**Instructions for the task**
Set down, exactly as written, the lines from the top of the data to the line that holds "from bokeh.resources import INLINE", and omit the pictures.

____

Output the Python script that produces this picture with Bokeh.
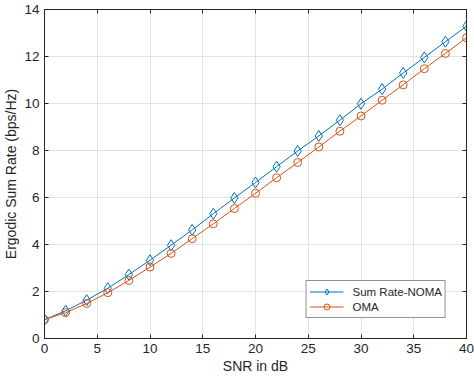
from bokeh.plotting import figure
from bokeh.models import LinearAxis, Range1d, FixedTicker, Legend, LegendItem
from bokeh.embed import file_html
from bokeh.resources import INLINE

# ---- data ----
snr_db = [0, 2, 4, 6, 8, 10, 12, 14, 16, 18, 20, 22, 24, 26, 28, 30, 32, 34, 36, 38, 40]
noma_rate = [0.80, 1.18, 1.63, 2.14, 2.72, 3.33, 3.97, 4.62, 5.31, 5.98, 6.64,
             7.31, 7.98, 8.62, 9.29, 9.99, 10.61, 11.30, 11.96, 12.63, 13.29]
oma_rate = [0.80, 1.10, 1.49, 1.95, 2.47, 3.04, 3.62, 4.25, 4.88, 5.53, 6.18,
            6.84, 7.49, 8.15, 8.82, 9.47, 10.14, 10.79, 11.48, 12.13, 12.80]
x_ticks = [0, 5, 10, 15, 20, 25, 30, 35, 40]
y_ticks = [0, 2, 4, 6, 8, 10, 12, 14]

FONT = "Liberation Sans"
AX = "#262626"
BLUE = "#0072BD"
ORANGE = "#D95319"

p = figure(width=474, height=379, output_backend="svg", toolbar_location=None,
           x_range=Range1d(0, 40), y_range=Range1d(0, 14),
           min_border_left=40, min_border_right=8, min_border_top=9, min_border_bottom=41,
           background_fill_color="white", border_fill_color="white")

p.outline_line_color = AX
p.outline_line_width = 1

def style_axis(ax):
    ax.axis_line_color = AX
    ax.major_tick_line_color = AX
    ax.major_tick_in = 4
    ax.major_tick_out = 0
    ax.minor_tick_line_color = None
    ax.major_label_text_font = FONT
    ax.major_label_text_color = AX
    ax.major_label_text_font_size = "13.5px"

p.xaxis.ticker = FixedTicker(ticks=x_ticks)
p.yaxis.ticker = FixedTicker(ticks=y_ticks)
for ax in p.xaxis + p.yaxis:
    style_axis(ax)
p.xaxis.major_label_standoff = 5
p.yaxis.major_label_standoff = 5
p.xaxis.axis_label = "SNR in dB"
p.yaxis.axis_label = "Ergodic Sum Rate (bps/Hz)"
for ax in p.xaxis + p.yaxis:
    ax.axis_label_text_font = FONT
    ax.axis_label_text_font_style = "normal"
    ax.axis_label_text_font_size = "14px"
    ax.axis_label_text_color = AX
    ax.axis_label_standoff = 2

# mirrored tick marks on the top and right edges (no labels)
top_ax = LinearAxis(ticker=FixedTicker(ticks=x_ticks),
                    major_label_overrides={t: "" for t in x_ticks})
right_ax = LinearAxis(ticker=FixedTicker(ticks=y_ticks),
                      major_label_overrides={t: "" for t in y_ticks})
for ax in (top_ax, right_ax):
    style_axis(ax)
    ax.major_label_standoff = 0
p.add_layout(top_ax, "above")
p.add_layout(right_ax, "right")

p.xgrid.ticker = FixedTicker(ticks=x_ticks)
p.ygrid.ticker = FixedTicker(ticks=y_ticks)
p.grid.grid_line_color = "#e3e3e3"
p.grid.grid_line_width = 1

l1 = p.line(snr_db, noma_rate, line_color=BLUE, line_width=1)
s1 = p.scatter(snr_db, noma_rate, marker="diamond", size=11, line_color=BLUE,
               fill_color=None, line_width=1)
l2 = p.line(snr_db, oma_rate, line_color=ORANGE, line_width=1)
s2 = p.scatter(snr_db, oma_rate, marker="circle", size=8, line_color=ORANGE,
               fill_color=None, line_width=1)

legend = Legend(items=[LegendItem(label="Sum Rate-NOMA", renderers=[l1, s1]),
                       LegendItem(label="OMA", renderers=[l2, s2])],
                location="bottom_right", margin=20, padding=3, spacing=0,
                glyph_width=34, glyph_height=15, label_height=15, label_standoff=9,
                label_text_font=FONT, label_text_font_size="11.5px", label_text_color=AX,
                border_line_color=AX, border_line_width=1,
                background_fill_color="white", background_fill_alpha=1)
p.add_layout(legend)

open("out.html", "w").write(file_html(p, INLINE))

____

**Written response**
Output the Python script that produces this picture with Bokeh.
from bokeh.plotting import figure
from bokeh.models import LinearAxis, Range1d, FixedTicker, Legend, LegendItem
from bokeh.embed import file_html
from bokeh.resources import INLINE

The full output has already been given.